В 1955 г. появилась большая статья П. Н. Павлова «Действительная роль архиепископа Вассиана в событиях 1480 г.». П. Н. Павлов отмечал, что «в советской исторической литературе летописные рассказы о событиях 1480 г. по существу не подвергались исследованию, поэтому вопрос о роли архиепископа Вассиана не был пересмотрен и обычно освещается в духе летописной традиции». «Послание» Вассиана, считает Павлов, не свидетельствует ни об его «нейтралистских настроениях», ни об его патриотизме. «Есть основания считать Вассиана выразителем интересов церковной и светской феодальной [130] верхушки», которая настаивала на генеральном сражении с Ахмед-ханом без учета военной обстановки. «Это желание Вассиана и всей московской группы высших церковников объективно совпадало с интересами внешних врагов страны... Кровопролитная битва... была бы на руку Литве и Ливонии, а также мятежным братьям Ивана III, так как даже при благоприятном для русской армии исходе не могла не ослабить военные силы Русского государства... Вассиан не мог не понимать, что тяжелая борьба... невозможна без объединения всех русских сил, и рассчитывал, что во имя этого объединения великий князь пойдет на уступки феодальной знати». П. Н. Павлов считает организацию обороны страны от Ахмед-хана заслугой прежде всего самого великого князя Ивана III, который победил «в результате блестяще проведенных военных и дипломатических мероприятий»{217}. Насколько нам известно, эта аргументация не опровергалась в исторической литературе.

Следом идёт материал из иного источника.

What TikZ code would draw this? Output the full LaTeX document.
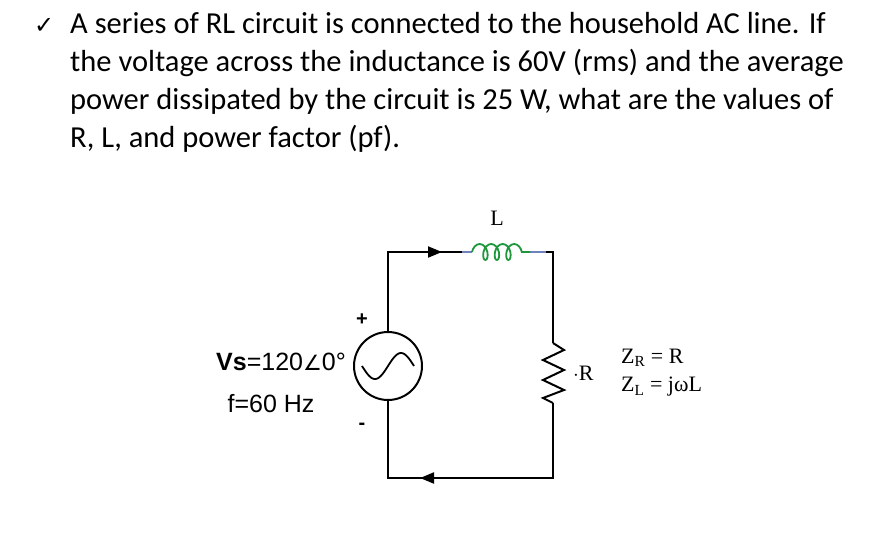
\documentclass[tikz,border=0pt]{standalone}
\usepackage{fontspec}
\setmainfont{Carlito}
\newfontfamily\arialf{Liberation Sans}
\newfontfamily\timesf{Liberation Serif}
\newfontfamily\dejaf{DejaVu Sans}
\usetikzlibrary{arrows.meta,decorations.pathmorphing,decorations.markings}
\definecolor{indg}{RGB}{30,150,60}
\definecolor{wireb}{RGB}{110,130,190}
\begin{document}
\begin{tikzpicture}[x=1pt,y=-1pt,
  wire/.style={line width=2pt,black},
  body/.style={font=\fontsize{30.5}{38}\selectfont,anchor=base west,inner sep=0},
  lab/.style={font=\arialf\fontsize{25}{28}\selectfont,inner sep=0},
  tlab/.style={font=\timesf\fontsize{22}{26}\selectfont,inner sep=0},
  arr/.style={-{Triangle[length=14pt,width=11pt]},line width=2pt}]
\useasboundingbox (0,0) rectangle (884,542);
\node[body,font=\dejaf\fontsize{24}{30}\selectfont] (chk) at (34,33) {\symbol{"2713}};
\node[body] (t1) at (70,33) {A series of RL circuit is connected to the household AC line. If};
\node[body] (t2) at (70,71) {the voltage across the inductance is 60V (rms) and the average};
\node[body] (t3) at (70,109) {power dissipated by the circuit is 25 W, what are the values of};
\node[body] (t4) at (70,147) {R, L, and power factor (pf).};
% circuit
\node[circle,draw,line width=2pt,minimum size=68pt,inner sep=0] (src) at (388,366) {};
\draw[line width=1.8pt,shift={(src.center)}] plot[domain=-26:26,samples=60,smooth] (\x,{-13*sin(\x/26*180)});
\coordinate (tl) at (388,252);
\coordinate (tr) at (553,252);
\coordinate (br) at (553,478);
\coordinate (bl) at (388,478);
\coordinate (li) at (472,252);
\coordinate (lo) at (530,252);
\coordinate (ri) at (553,343);
\coordinate (ro) at (553,403);
\draw[wire] (src.north) -- (tl) -- (462,252);
\draw[arr] (tl) -- (442,252);
\draw[line width=1.5pt,wireb] (462,252) -- (li);
\draw[line width=1.5pt,wireb] (lo) -- (546,252);
\draw[wire] (546,252) -- (tr) -- (ri);
\draw[line width=1.8pt,indg,decorate,decoration={coil,aspect=0.6,segment length=11.5pt,amplitude=8pt}] (li) -- (lo);
\draw[wire,line join=miter] (ri) -- (564,350) -- (543,360) -- (564,370) -- (543,380) -- (564,390) -- (543,398) -- (ro);
\draw[wire] (ro) -- (br) -- (bl) -- (src.south);
\draw[arr] (br) -- (420,478);
\node[lab,font=\arialf\bfseries\fontsize{20}{22}\selectfont] (plus) at (362,320) {+};
\node[lab,font=\arialf\bfseries\fontsize{20}{22}\selectfont] (minus) at (362,426) {-};
\node[tlab] (L) at (497,218) {L};
\node[tlab,anchor=west] (R) at (573,373) {$\cdot$R};
\node[lab,anchor=east] (vs) at (346,362) {\textbf{Vs}=120{\dejaf\fontsize{21}{24}\selectfont\symbol{"2220}}0\textdegree};
\node[lab] (f) at (271,404) {f=60 Hz};
\node[tlab,anchor=west] (zr) at (621,358) {Z\textsubscript{R} = R};
\node[tlab,anchor=west] (zl) at (621,387) {Z\textsubscript{L} = j\symbol{"03C9}L};
\end{tikzpicture}
\end{document}
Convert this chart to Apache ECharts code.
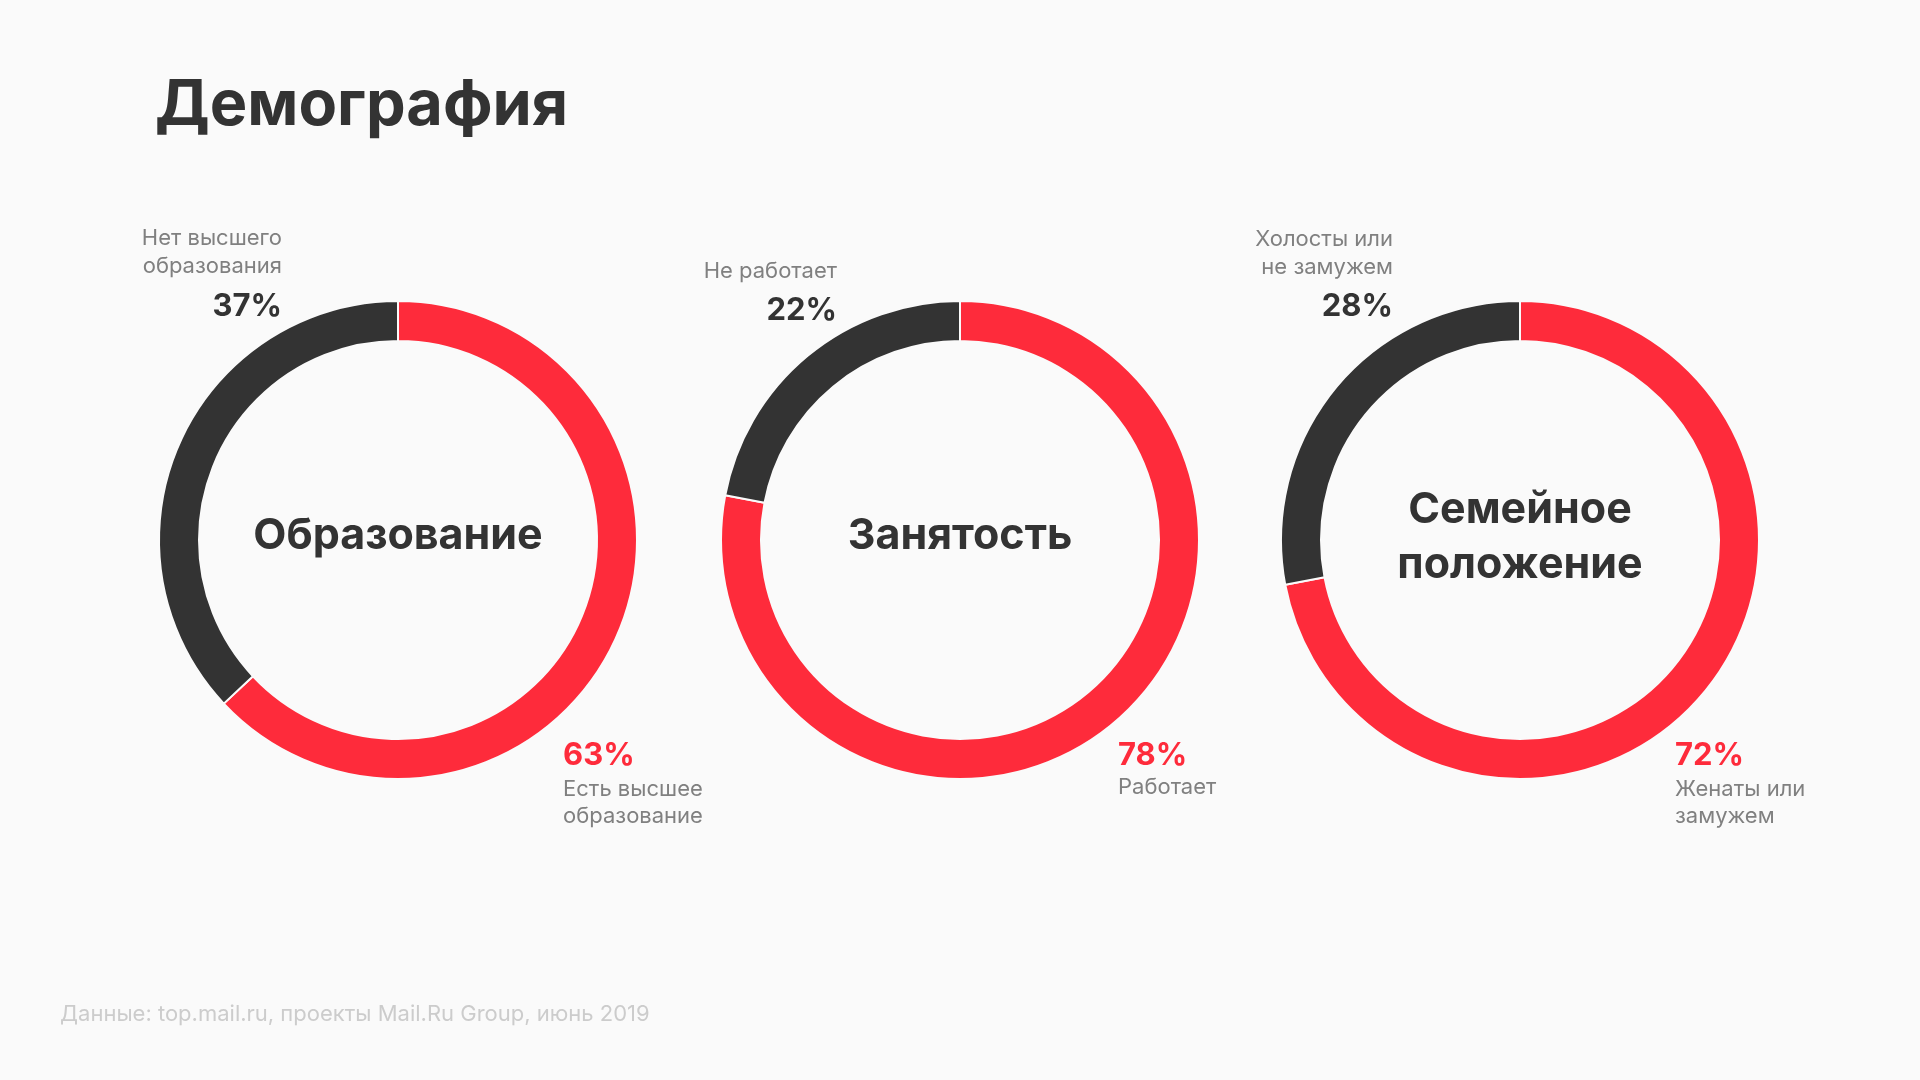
<!DOCTYPE html>
<html>
<head>
<meta charset="utf-8">
<script src="https://cdn.jsdelivr.net/npm/echarts@6/dist/echarts.min.js"></script>
<style>
html,body{margin:0;padding:0;background:#fafafa;}
#chart{width:1920px;height:1080px;}
</style>
</head>
<body>
<div id="chart"></div>
<script>
// ---- data ----
const pageTitle = 'Демография';
const sourceNote = 'Данные: top.mail.ru, проекты Mail.Ru Group, июнь 2019';
const chartNames = ['Образование', 'Занятость', 'Семейное\nположение'];
const yesLabels = ['Есть высшее\nобразование', 'Работает', 'Женаты или\nзамужем'];
const noLabels = ['Нет высшего\nобразования', 'Не работает', 'Холосты или\nне замужем'];
const yesValues = [63, 78, 72];
const noValues = [37, 22, 28];

// ---- styling / layout ----
const RED = '#fe2b3b';
const DARK = '#333333';
const GRAY = '#808080';
const FONT = 'Inter, "Noto Sans", sans-serif';
const centers = [[398, 540], [960, 540], [1520, 540]];
const noLabelPos = [
  {x: 282, ty: 252, py: 307},
  {x: 837, ty: 271, py: 311},
  {x: 1393, ty: 253, py: 307}
];
const yesLabelPos = [
  {x: 563, py: 756, ty: 803},
  {x: 1118, py: 756, ty: 787},
  {x: 1675, py: 756, ty: 803}
];

const series = chartNames.map((name, i) => ({
  type: 'pie',
  center: centers[i],
  radius: [199, 239],
  startAngle: 90,
  clockwise: true,
  silent: true,
  label: {show: false},
  labelLine: {show: false},
  itemStyle: {borderColor: '#fafafa', borderWidth: 2},
  data: [
    {name: yesLabels[i], value: yesValues[i], itemStyle: {color: RED}},
    {name: noLabels[i], value: noValues[i], itemStyle: {color: DARK}}
  ]
}));

const graphics = [
  {
    type: 'text', silent: true,
    style: {
      text: pageTitle, x: 155, y: 106,
      fill: DARK, font: 'bold 63px ' + FONT,
      textAlign: 'left', textVerticalAlign: 'middle'
    }
  },
  {
    type: 'text', silent: true,
    style: {
      text: sourceNote, x: 60, y: 1014,
      fill: '#cccccc', font: '22px ' + FONT,
      textAlign: 'left', textVerticalAlign: 'middle'
    }
  }
];
chartNames.forEach((name, i) => {
  const lines = name.split('\n').length;
  graphics.push({
    type: 'text', silent: true,
    style: {
      text: name, x: centers[i][0], y: lines > 1 ? 538 : 536,
      fill: DARK, font: 'bold 43px ' + FONT,
      textAlign: 'center', textVerticalAlign: 'middle', lineHeight: 55
    }
  });
  graphics.push({
    type: 'text', silent: true,
    style: {
      text: noLabels[i], x: noLabelPos[i].x, y: noLabelPos[i].ty,
      fill: GRAY, font: '22px ' + FONT,
      textAlign: 'right', textVerticalAlign: 'middle', lineHeight: 28
    }
  });
  graphics.push({
    type: 'text', silent: true,
    style: {
      text: noValues[i] + '%', x: noLabelPos[i].x, y: noLabelPos[i].py,
      fill: DARK, font: 'bold 31px ' + FONT,
      textAlign: 'right', textVerticalAlign: 'middle'
    }
  });
  graphics.push({
    type: 'text', silent: true,
    style: {
      text: yesValues[i] + '%', x: yesLabelPos[i].x, y: yesLabelPos[i].py,
      fill: RED, font: 'bold 31px ' + FONT,
      textAlign: 'left', textVerticalAlign: 'middle'
    }
  });
  graphics.push({
    type: 'text', silent: true,
    style: {
      text: yesLabels[i], x: yesLabelPos[i].x, y: yesLabelPos[i].ty,
      fill: GRAY, font: '22px ' + FONT,
      textAlign: 'left', textVerticalAlign: 'middle', lineHeight: 27
    }
  });
});

const chart = echarts.init(document.getElementById('chart'), null, {renderer: 'canvas'});
chart.setOption({
  backgroundColor: '#fafafa',
  animation: false,
  graphic: graphics,
  series: series
});
</script>
</body>
</html>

В университетском учебнике отечественной истории (1956) автор соответствующего раздела А. М. Сахаров высоко оценивал заслуги Ивана III в организации обороны страны и разгрома Ахмед-хана. «В сложной исторической обстановке Иван III проявил большую твердость и решимость, обеспечив сосредоточение всех усилий на борьбе с главным врагом — Ахмед-ханом». А. М. Сахаров подчеркивал правильность основной тактической линии Ивана III и несостоятельность критики его действий со стороны политических противников. Великий князь «не начинал активных наступательных действий, желая выиграть время в целях сосредоточения новых сил и даже послал к Ахмед-хану своего представителя для ведения переговоров. Такое поведение Ивана III было расценено некоторыми московскими политиками как проявление его слабости и нерешительности... Но Иван III не мог выступить против Ахмед-хана, пока не был ликвидирован мятеж его братьев»{218}. Л. В. Черепнии во «Всемирной истории» тоже соглашается с правильностью тактической линии Ивана III, который «стремился достигнуть победы без больших потерь и поэтому старался выиграть время, не прибегая к решительным действиям»{219}.
Для выяснения спорных вопросов, касающихся отдаленного прошлого, историки-исследователи прежде всего обращаются к источникам, стараясь на этой стадии работы абстрагироваться от противоречивых и зачастую [131] дискуссионных мнений своих предшественников. Это позволяет найти свой подход к оценке выводов и целых концепций, опирающихся на известный круг источников и отражающих теоретические и политические позиции, а также субъективное отношение авторов. Таков общий путь исторического познания.
Применительно к нашему вопросу традиционный подход весьма затруднен самим характером источников. Цело приходится иметь в основном не с историческими остатками, которые обычно более или менее объективно отражают действительное положение вещей, а с исторической традицией, представленной различными летописными рассказами, имевшими явную политическую окраску.
На тенденциозность летописных известий о событиях 1480 г. и о роли в них великого князя Ивана III указывал еще в середине прошлого столетия Г. Карпов. Он обращал внимание на две летописные версии: «Официальный рассказ», представленный Никоновской летописью, и явно «враждебный к Ивану III» рассказ Софийской II летописи; причем, по мнению исследователя, даже официальная версия «все-таки подверглась влиянию талантливого враждебного летописца». В подтверждение своего вывода Г. Карпов указывал на множество существенных противоречий в летописных текстах, например в оценке «советников» великого князя Ощеры и Мамонова, которых некоторые летописцы прямо обвиняли в «измене». На самом деле, замечает Г. Карпов, они «являлись лучшими дипломатами по степным делам, и в крымских статейных списках дошли до нас записки об их посольствах, совершенно оправдывающие их от данного им названия изменников».
Г. Карпов считал недостоверными именно те летописные известия, на которых позднейшие историки основывали свои выводы о нерешительности или даже трусости Ивана III. Перу «враждебного летописца» принадлежали сведения и о вторичном возвращении великого князя в Москву, и о его приказе войску отступить от р. Угры, и о восстании горожан в Москве, и т. д. «Послание» архиепископа Вассиана Г. Карпов считал явно тенденциозным и добавлял, что оно составлялось с определенной политической целью — дискредитировать великого князя. Послание, «если только оно не подделка, давало основу написать рассказ о нашествии Ахмата и подшутить [132] над Иваном III так, чтобы потомки не очень-то благоговели перед первым русским государем».
«Враждебная версия» была вставлена «в летопись очень ловко, хотя и может броситься в глаза то, что официальный рассказ сокращен и находится перед посланием Вассиана. В нем уже рассказано, что Иван III находится в Кременце, а потом следует послание, и после него вдруг начинаются подробности о том, как Иван Васильевич въезжал в Москву и т. д.», т. е. ситуация нереальная.
Причины фальсификации событий Г. Карпов видел в оппозиции феодальной знати политике централизации, которую последовательно проводил великий князь Иван III. «Когда государственный порядок коснулся и интересов князей, то в это время, в минуту раздумья, они захотели взять себе всю славу знаменитых дел и указать потомству, что руководитель народа не так уж велик, как можно судить по его делам, случившимся при нем»{220}.